The Jones von Drehle Blog

Welcome to our blog about
Great Wines... Great Times... Under Blue Ridge Mountain Skies™


 

Chuck Jones
 
August 5, 2021 | Chuck Jones

A Note from the Vineyard: Véraison

Véraison (veh-ray-zohN) 

Véraison.  Now happening across the vineyard.  It is the start of ripening, when red grapes change from a vibrant green to blue or purple and white grapes develop a translucent hue.  Sugars begin to accumulate while acids decline.  This process marks one of the major milestones in a grapevine annual cycle.  For us, it begets anticipation. 

   

 

 

 

 

 

 

 

 

 

When the grapes near ripeness, the deer, racoons, squirrels, geese, and all manner of birds line up in the rows like it is a Golden Corral Grand Opening.  Those who have visited have seen the 7 ft tall deer fence – over a mile of it – and electric fence that surround the vines.  This is merely a speed bump for the really determined, but it does help to deter the majority.  Our most popular grape with the wildlife is Tempranillo.  If left unchecked the deer will take nearly 50% of the fruit.  As you drive by in the evenings and early mornings, you will see us taking turns patrolling the vineyard.  We have thought of dogs but with 30 acres to protect, it is not feasible.  All part of farming…

In just 4 to 6 weeks, we will begin the frenzy of harvest.  Grapes must be picked when they are ready, not at our convenience.  No matter weekday or weekend.  When it is time to pick, we must go.  In the next post we will discuss how we determine when to pick.

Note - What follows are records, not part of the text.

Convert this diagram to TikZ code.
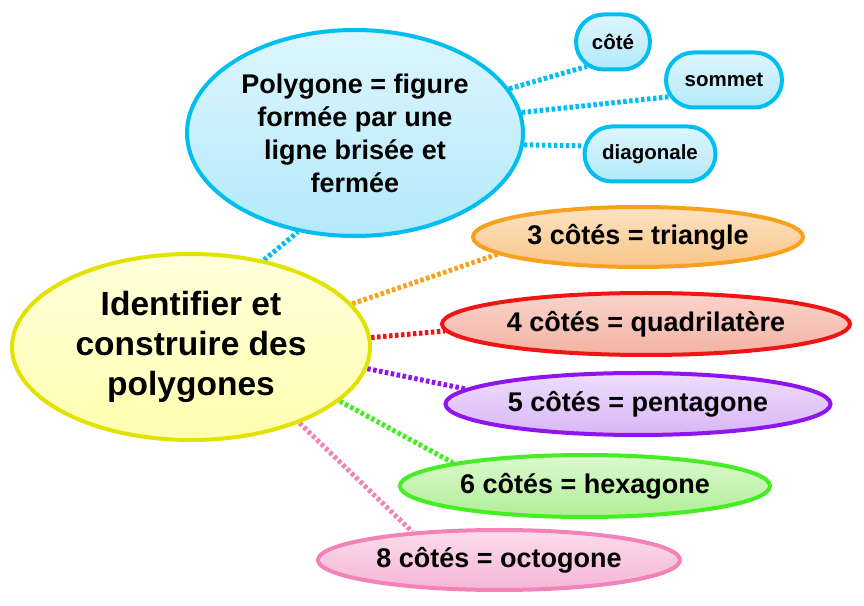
\documentclass[tikz,border=0pt]{standalone}
\usepackage{fontspec}
\setmainfont{Liberation Sans}
\usetikzlibrary{shapes.geometric,shapes.misc,backgrounds}

\definecolor{yline}{HTML}{E2E200}
\definecolor{ytop}{HTML}{FFFFDC}
\definecolor{yfill}{HTML}{FFFFB0}
\definecolor{bline}{HTML}{00BEF0}
\definecolor{btop}{HTML}{DDF6FD}
\definecolor{bfill}{HTML}{B3E9FA}
\definecolor{oline}{HTML}{F8A11C}
\definecolor{otop}{HTML}{FDE3C2}
\definecolor{ofill}{HTML}{F9C588}
\definecolor{rline}{HTML}{F01414}
\definecolor{rtop}{HTML}{F9D4CA}
\definecolor{rfill}{HTML}{F3B2A3}
\definecolor{pline}{HTML}{8E14F0}
\definecolor{ptop}{HTML}{EEDDFC}
\definecolor{pfill}{HTML}{D8B6F7}
\definecolor{gline}{HTML}{44EE22}
\definecolor{gtop}{HTML}{DCF9CF}
\definecolor{gfill}{HTML}{B0EE96}
\definecolor{kline}{HTML}{F282B8}
\definecolor{ktop}{HTML}{FBDCEB}
\definecolor{kfill}{HTML}{F5B6D6}

\begin{document}
\begin{tikzpicture}[x=1pt,y=1pt,
	oval/.style={ellipse,draw=#1line,line width=4pt,top color=#1top,bottom color=#1fill,
		inner sep=0pt,minimum height=62pt,font=\bfseries\fontsize{27}{31}\selectfont},
	pill/.style={rounded rectangle,draw=bline,line width=4pt,top color=btop,bottom color=bfill,
		inner sep=0pt,minimum height=55pt,font=\bfseries\fontsize{20.5}{24}\selectfont},
	link/.style={line width=5pt,dash pattern=on 3.5pt off 2.5pt}]

\useasboundingbox (0,0) rectangle (864,605);

\node[oval=y,minimum width=358pt,minimum height=186pt,align=center,
	font=\bfseries\fontsize{33.5}{40}\selectfont] (main) at (191,258)
	{Identifier et\\construire des\\polygones};
\node[oval=b,minimum width=336pt,minimum height=206pt,align=center,
	font=\bfseries\fontsize{27}{33}\selectfont] (def) at (355,472)
	{Polygone = figure\\formée par une\\ligne brisée et\\fermée};

\node[pill,minimum width=74pt] (side) at (613,563) {côté};
\node[pill,minimum width=116pt] (vertex) at (724,525) {sommet};
\node[pill,minimum width=131pt] (diag) at (650,451) {diagonale};

\node[oval=o,minimum width=330pt,minimum height=60pt] (tri) at (638,368) {3 côtés = triangle};
\node[oval=r,minimum width=408pt] (quad) at (646,281) {4 côtés = quadrilatère};
\node[oval=p,minimum width=385pt] (penta) at (638,201) {5 côtés = pentagone};
\node[oval=g,minimum width=370pt] (hexa) at (585,119) {6 côtés = hexagone};
\node[oval=k,minimum width=362pt,minimum height=60pt] (octo) at (499,45) {8 côtés = octogone};

\begin{scope}[on background layer]
\fill[white] (0,0) rectangle (864,605);
\path[link,bline]
	(main.50) edge (def.240)
	(def.16) edge (side.223)
	(def.7) edge (vertex.197)
	(def.356) edge (diag.173)
;
\path[link,oline] (main.15) edge (tri.187);
\path[link,rline] (main.3) edge (quad.182);
\path[link,pline] (main.353) edge (penta.175);
\path[link,gline] (main.340) edge (hexa.170);
\path[link,kline] (main.325) edge (octo.162);
\end{scope}

\end{tikzpicture}
\end{document}
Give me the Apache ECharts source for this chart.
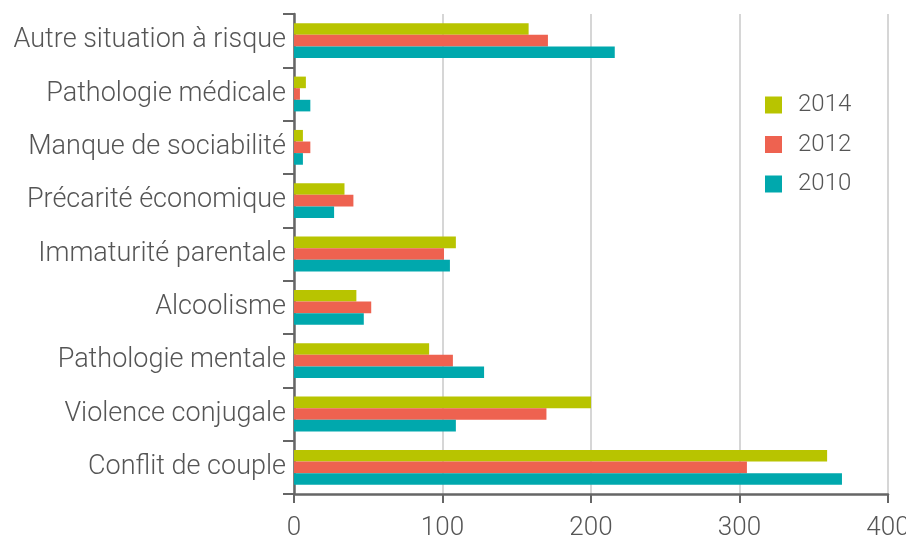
<!DOCTYPE html>
<html>
<head>
<meta charset="utf-8">
<script src="https://cdn.jsdelivr.net/npm/echarts@6/dist/echarts.min.js"></script>
<style>
  html, body { margin: 0; padding: 0; background: #fff; overflow: hidden; }
  #chart { width: 906px; height: 536px; }
</style>
</head>
<body>
<div id="chart"></div>
<script>
  // catégories, du bas vers le haut
  const categories = [
    'Conflit de couple',
    'Violence conjugale',
    'Pathologie mentale',
    'Alcoolisme',
    'Immaturité parentale',
    'Précarité économique',
    'Manque de sociabilité',
    'Pathologie médicale',
    'Autre situation à risque'
  ]
  const values2014 = [359, 200, 91, 42, 109, 34, 6, 8, 158]
  const values2012 = [305, 170, 107, 52, 101, 40, 11, 4, 171]
  const values2010 = [369, 109, 128, 47, 105, 27, 6, 11, 216]
  const xTicks = [0, 100, 200, 300, 400]

  const textColor = '#555555'
  const axisColor = '#666666'
  const font = 'Roboto, "DejaVu Sans", sans-serif'

  const chart = echarts.init(document.getElementById('chart'))

  const option = {
    animation: false,
    textStyle: { fontFamily: font },
    // outerBoundsMode none : les libellés peuvent déborder du cadre comme sur l'original
    grid: { left: 294, right: 18, top: 14, bottom: 42, containLabel: false, outerBoundsMode: 'none' },
    legend: {
      data: ['2014', '2012', '2010'],
      orient: 'vertical',
      left: 765,
      top: 93,
      padding: 0,
      icon: 'rect',
      itemWidth: 17,
      itemHeight: 17,
      itemGap: 15.5,
      textStyle: { fontSize: 24, fontWeight: 300, color: textColor, fontFamily: font, padding: [0, 0, 0, 11] }
    },
    xAxis: {
      type: 'value',
      min: xTicks[0],
      max: xTicks[xTicks.length - 1],
      interval: 100,
      axisLine: { show: true, lineStyle: { color: axisColor, width: 2.5 } },
      axisTick: { show: true, length: 9, lineStyle: { color: axisColor, width: 2 } },
      splitLine: { show: true, lineStyle: { color: '#c8c8c8', width: 1.5 } },
      axisLabel: { fontSize: 26, fontWeight: 300, color: textColor, margin: 21, fontFamily: font }
    },
    yAxis: {
      type: 'category',
      data: categories,
      axisLine: { show: true, lineStyle: { color: axisColor, width: 2.5 } },
      axisTick: { show: true, length: 11, lineStyle: { color: axisColor, width: 2 } },
      axisLabel: { fontSize: 27, fontWeight: 300, color: textColor, margin: 8, fontFamily: font }
    },
    // la première série est dessinée en haut de chaque groupe
    series: [
      { name: '2014', type: 'bar', data: values2014, barWidth: 11.6, barGap: '0%', itemStyle: { color: '#b8c400' } },
      { name: '2012', type: 'bar', data: values2012, barWidth: 11.6, barGap: '0%', itemStyle: { color: '#ee6250' } },
      { name: '2010', type: 'bar', data: values2010, barWidth: 11.6, barGap: '0%', itemStyle: { color: '#00a8ad' } }
    ]
  }

  chart.setOption(option)
</script>
</body>
</html>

Over the next several posts we will spend a few words discussing each of the grapes we grow at Jones von Drehle.  First up is Merlot

When you first enter the vineyard at the south gate, you are looking at Block G, planted entirely with Merlot; approximately 2.5 acres.  This is the coolest part of the vineyard with loam clay soils that drain quickly and make the vines work a little harder to look for water.  The vines are planted 6 feet apart from each other and 9 feet across on the aisles.  This spacing gives each vine 54 square feet to reside in, which equals to 807 vines to the acre (43,560 / 54).  The cordon (French word for arm) wire is situated 42” above the ground, providing great airflow helping to dry off morning dew or summer rains, which lessens disease pressure.

We make our estate and reserve Merlots from this special planting.  Our clonal selections are Bear Flats and ENTAV INRA 343, both grafted on 3309 Rootstock.  The wine produced is very typical of rich merlots with a portfolio of dark berry fruits, cherry and in some years ripe plum.  We use French oak for aging, anywhere from 36 to 60 months depending on the vintage.  Oak contributes nice cedar, slight winter spice and hints of vanilla.  The wine presents nice, well rounded tannins and soft fruit notes on the nose and palate.